Coverage also involves non-emergency services provided by an out-of-network practitioner at an in-network hospital or ambulatory surgical center, such as services from an out-of-network anesthesiologist or radiologist during a scheduled procedure. Furthermore, the law extends these financial safeguards to all air ambulance services, ensuring that patients transported by air are protected from unexpected charges, though ground ambulance services remain outside the scope of the federal law.

Limits on Patient Financial Responsibility

The most direct impact of the NSA for consumers is the strict limitation placed on the amount a patient must pay for covered services. The law enacts a comprehensive ban on “balance billing,” which is the practice of a provider billing a patient for the difference between the provider’s billed charge and the amount the patient’s health plan paid. For services covered under the NSA, an out-of-network provider is prohibited from sending the patient a bill for any amount beyond the patient’s calculated in-network cost-sharing. This protection ensures the patient’s financial liability is capped at the amount they would have paid if the services had been provided by an in-network provider.

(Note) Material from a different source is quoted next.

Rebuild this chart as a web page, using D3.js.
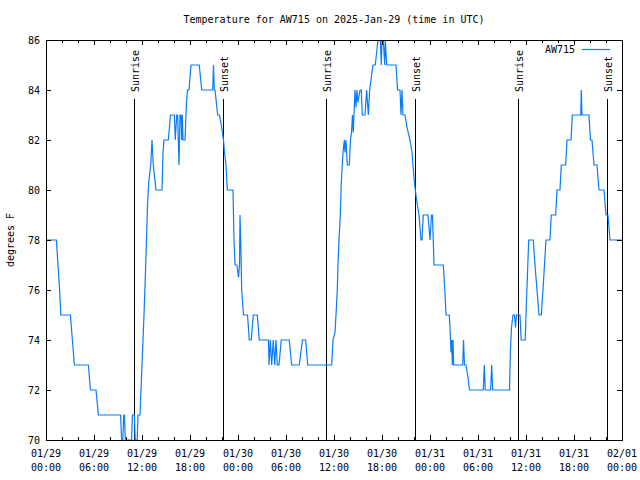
<!DOCTYPE html>
<html><head><meta charset="utf-8">
<script src="https://cdn.jsdelivr.net/npm/d3@7"></script>
<style>
body{margin:0;background:#fff}
svg text{font-family:"DejaVu Sans Mono","Liberation Mono",monospace;font-size:10px;fill:#000}
</style></head><body>
<svg id="c" width="640" height="480"></svg>
<script>
const chartTitle = "Temperature for AW715 on 2025-Jan-29 (time in UTC)";
const yLabel = "degrees F";
const seriesName = "AW715";
const startUtc = "2025-01-29T00:00:00Z";
const spanHours = 72;
// hours since start (UTC) and temperature in F
const hours = [0,1.3,1.5,1.7,1.85,3.05,3.3,3.55,5.3,5.55,6.25,6.55,9.33,9.45,9.6,9.72,9.8,9.92,10.7,10.8,11.05,11.15,11.4,11.5,11.75,
11.875,12.0,12.125,12.25,12.41,12.56,12.69,12.84,13.09,13.25,13.41,13.75,14.5,14.625,14.75,15.29,15.56,16.04,16.16,16.34,16.46,16.625,16.75,16.875,16.96,17.04,17.125,17.375,17.56,17.69,17.875,18.125,19.16,19.46,20.84,20.94,21.04,21.125,21.46,21.69,21.96,22.19,22.31,22.5,22.66,23.375,23.5,23.625,23.875,24.06,24.19,24.25,24.34,24.46,24.69,25.19,25.41,25.66,25.91,26.41,26.66,27.81,
27.875,28.04,28.21,28.41,28.59,28.75,28.91,29.125,29.41,30.41,30.71,31.66,32.06,32.46,32.71,35.71,
35.875,36.125,36.25,36.41,36.5,36.625,36.79,36.91,37.125,37.29,37.375,37.5,37.66,37.91,38.06,38.19,38.31,38.41,38.5,38.625,38.75,38.875,39.0,39.25,39.41,39.54,39.875,40.08,40.29,40.46,40.66,40.875,41.16,41.5,41.79,41.91,42.0,42.16,42.34,42.41,42.59,42.91,43.75,43.94,44.25,44.375,44.5,44.625,44.875,45.125,45.5,45.75,46.0,46.16,46.375,46.625,46.875,47.0,47.16,47.75,48.0,48.19,48.31,48.5,49.66,49.85,50.0,50.41,50.5,50.625,50.71,50.79,50.875,50.96,52.09,52.19,52.31,52.5,52.75,52.94,54.66,54.79,54.91,55.58,55.71,55.84,57.94,
58.04,58.19,58.375,58.56,58.69,58.81,59.06,59.25,59.4,59.65,59.9,60.05,60.17,60.34,60.91,61.125,61.375,61.625,61.91,62.125,62.31,62.5,63.0,63.16,63.71,63.875,64.25,64.41,64.96,65.125,65.625,65.79,66.84,66.91,67.0,67.875,68.06,68.25,68.5,68.875,69.125,69.75,70.0,70.25,70.5,72];
const tempF = [78,78,77,76,75,75,74,73,73,72,72,71,71,70,70,71,71,70,70,71,71,70,70,71,71,
72,73,74,75,76.5,78,79.4,80.3,81,82,81,80,80,81.5,82,82,83,83,82,83,83,81,83,83,82,83,82,82,83.5,84,84,85,85,84,84,85,84,84,83,83,82.5,82,81.5,81,80,80,78,77,77,76.5,77,79,78,76,75,75,74,74,75,75,74,74,
73,74,73,74,73,74,73,73,74,74,73,73,74,74,73,73,
74,74.3,75,76,77,78,79,80.3,81.5,82,81.5,82,81,81,82,82.3,83,82.3,83,84,83.3,84,83.5,84,84,83,83,84,83,84,84.5,85,85,86,86,85,86,86,85,86,85,85,85,84,84,83,84,83,83,82.5,82,81.5,80.5,80,79.5,79,78,78,79,79,78,79,79,77,77,76,75,75,74.5,73.5,74,73,74,73,73,74,73,73,72.5,72,72,73,72,72,73,72,72,
73.5,74.5,75,75,74.5,75,75,75,74,74,74,75.5,76.5,78,78,77,76,75,75,76,77,78,78,79,79,80,80,81,81,82,82,83,83,84,83,83,82,82,81,81,80,80,79,79,78,78];
const sunHours = [11.0, 22.16, 35.04, 46.16, 58.94, 70.16];
const sunLabels = ["Sunrise","Sunset","Sunrise","Sunset","Sunrise","Sunset"];
const yTickValues = [70,72,74,76,78,80,82,84,86];
const xMajorStepHours = 6;
const xMinorStepHours = 2;

const W = 640, H = 480;
const m = {left:46, right:622, top:40, bottom:440};
const t0 = new Date(startUtc);
const toDate = h => new Date(t0.getTime() + h*3600e3);
const x = d3.scaleUtc().domain([t0, toDate(spanHours)]).range([m.left, m.right]);
const y = d3.scaleLinear().domain([70, 86]).range([m.bottom, m.top]);
const data = hours.map((h,i)=>({t:toDate(h), v:tempF[i]}));

const svg = d3.select("#c");
svg.append("rect").attr("width",W).attr("height",H).attr("fill","#fff");

svg.append("defs").append("clipPath").attr("id","clip")
  .append("rect").attr("x",m.left).attr("y",m.top).attr("width",m.right-m.left).attr("height",m.bottom-m.top);

// sunrise / sunset markers
const sun = svg.append("g");
sunHours.forEach((h,i)=>{
  const sx = Math.round(x(toDate(h)))+0.5;
  sun.append("line").attr("x1",sx).attr("x2",sx).attr("y1",99).attr("y2",m.bottom)
    .attr("stroke","#000").attr("stroke-width",1).attr("shape-rendering","crispEdges");
  sun.append("text").attr("transform",`translate(${sx+4},92) rotate(-90)`)
    .attr("text-anchor","start").text(sunLabels[i]);
});

// data line
svg.append("path").datum(data)
  .attr("clip-path","url(#clip)")
  .attr("fill","none").attr("stroke","#0a7cf5").attr("stroke-width",1.2)
  .attr("stroke-linejoin","miter")
  .attr("d", d3.line().x(d=>x(d.t)).y(d=>y(d.v)));

// axes using d3 axis generators
const fmtD = d3.utcFormat("%m/%d"), fmtT = d3.utcFormat("%H:%M");
const majorTicks = d3.range(0, spanHours+0.1, xMajorStepHours).map(toDate);
const minorTicks = d3.range(0, spanHours+0.1, xMinorStepHours).map(toDate);

function styleAxis(g){ g.select(".domain").remove(); g.selectAll("line").attr("stroke","#000").attr("shape-rendering","crispEdges"); }

svg.append("g").attr("transform",`translate(0,${m.bottom})`)
  .call(d3.axisTop(x).tickValues(minorTicks).tickSize(3).tickFormat(""))
  .call(styleAxis);
svg.append("g").attr("transform",`translate(0,${m.bottom})`)
  .call(d3.axisTop(x).tickValues(majorTicks).tickSize(5).tickFormat(""))
  .call(styleAxis);
svg.append("g").attr("transform",`translate(0,${m.top})`)
  .call(d3.axisBottom(x).tickValues(minorTicks).tickSize(3).tickFormat(""))
  .call(styleAxis);
svg.append("g").attr("transform",`translate(0,${m.top})`)
  .call(d3.axisBottom(x).tickValues(majorTicks).tickSize(5).tickFormat(""))
  .call(styleAxis);
svg.append("g").attr("transform",`translate(${m.left},0)`)
  .call(d3.axisRight(y).tickValues(yTickValues).tickSize(5).tickFormat(""))
  .call(styleAxis);
svg.append("g").attr("transform",`translate(${m.right},0)`)
  .call(d3.axisLeft(y).tickValues(yTickValues).tickSize(5).tickFormat(""))
  .call(styleAxis);

// tick labels
const xl = svg.append("g");
majorTicks.forEach(d=>{
  const tx = x(d);
  xl.append("text").attr("x",tx).attr("y",457).attr("text-anchor","middle").text(fmtD(d));
  xl.append("text").attr("x",tx).attr("y",471).attr("text-anchor","middle").text(fmtT(d));
});
yTickValues.forEach(v=>{
  svg.append("text").attr("x",40).attr("y",y(v)+4).attr("text-anchor","end").text(v);
});

// border
svg.append("rect").attr("x",m.left+0.5).attr("y",m.top+0.5)
  .attr("width",m.right-m.left).attr("height",m.bottom-m.top)
  .attr("fill","none").attr("stroke","#000").attr("stroke-width",1).attr("shape-rendering","crispEdges");

// title & axis label
svg.append("text").attr("x",(m.left+m.right)/2).attr("y",23).attr("text-anchor","middle").text(chartTitle);
svg.append("text").attr("transform",`translate(14,240) rotate(-90)`).attr("text-anchor","middle").text(yLabel);

// legend
svg.append("text").attr("x",575).attr("y",53).attr("text-anchor","end").text(seriesName);
svg.append("line").attr("x1",582).attr("x2",610).attr("y1",49.5).attr("y2",49.5)
  .attr("stroke","#0a7cf5").attr("stroke-width",1.2);
</script>
</body></html>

The patient’s portion of the bill, including copayments, deductibles, and coinsurance, must be calculated based on a standardized rate. The health plan determines the patient’s cost-sharing using the recognized amount, which is generally the plan’s median contracted rate for a service in a specific geographic area. This metric is formally known as the Qualifying Payment Amount (QPA) and acts as the benchmark for applying the patient’s in-network benefits. For example, if the out-of-network provider bills $1,000, but the QPA is $300, and the patient’s in-network coinsurance is 20%, the patient is only responsible for $60, which is 20% of the QPA. The patient is protected from the remaining difference between the provider’s charge and the sum of the patient’s payment and the plan’s payment.

Rules for Planned Out-of-Network Care

Providers can bill patients out-of-network for certain planned, non-emergency services if strict procedural requirements are followed. This process allows the patient to voluntarily waive their NSA protections, provided the provider is not an ancillary specialist, such as an anesthesiologist or radiologist, whose services cannot be waived. Before providing care, the provider must furnish the patient with a notice and consent form that clearly estimates the cost and confirms the provider’s out-of-network status. The form must also notify the patient that they may instead seek care from an in-network provider.

To be valid, this consent must be provided by the patient at least 72 hours before the scheduled service, or on the day of the service if the appointment is scheduled less than 72 hours in advance. The provider must also give the patient a copy of the signed consent form. If the provider fails to meet these disclosure and timing requirements, the patient retains all the financial protections of the NSA, and balance billing is prohibited.

Resolving Payment Disputes

When a health plan and an out-of-network provider cannot agree on the total payment amount for a service covered under the NSA, they must use a federal mechanism to resolve the difference. This process is called Independent Dispute Resolution (IDR). The IDR involves a certified, independent third party choosing between the payment amount proposed by the plan and the amount proposed by the provider. The IDR process is solely a financial negotiation between the payer and the provider, ensuring the patient is completely shielded from this disagreement.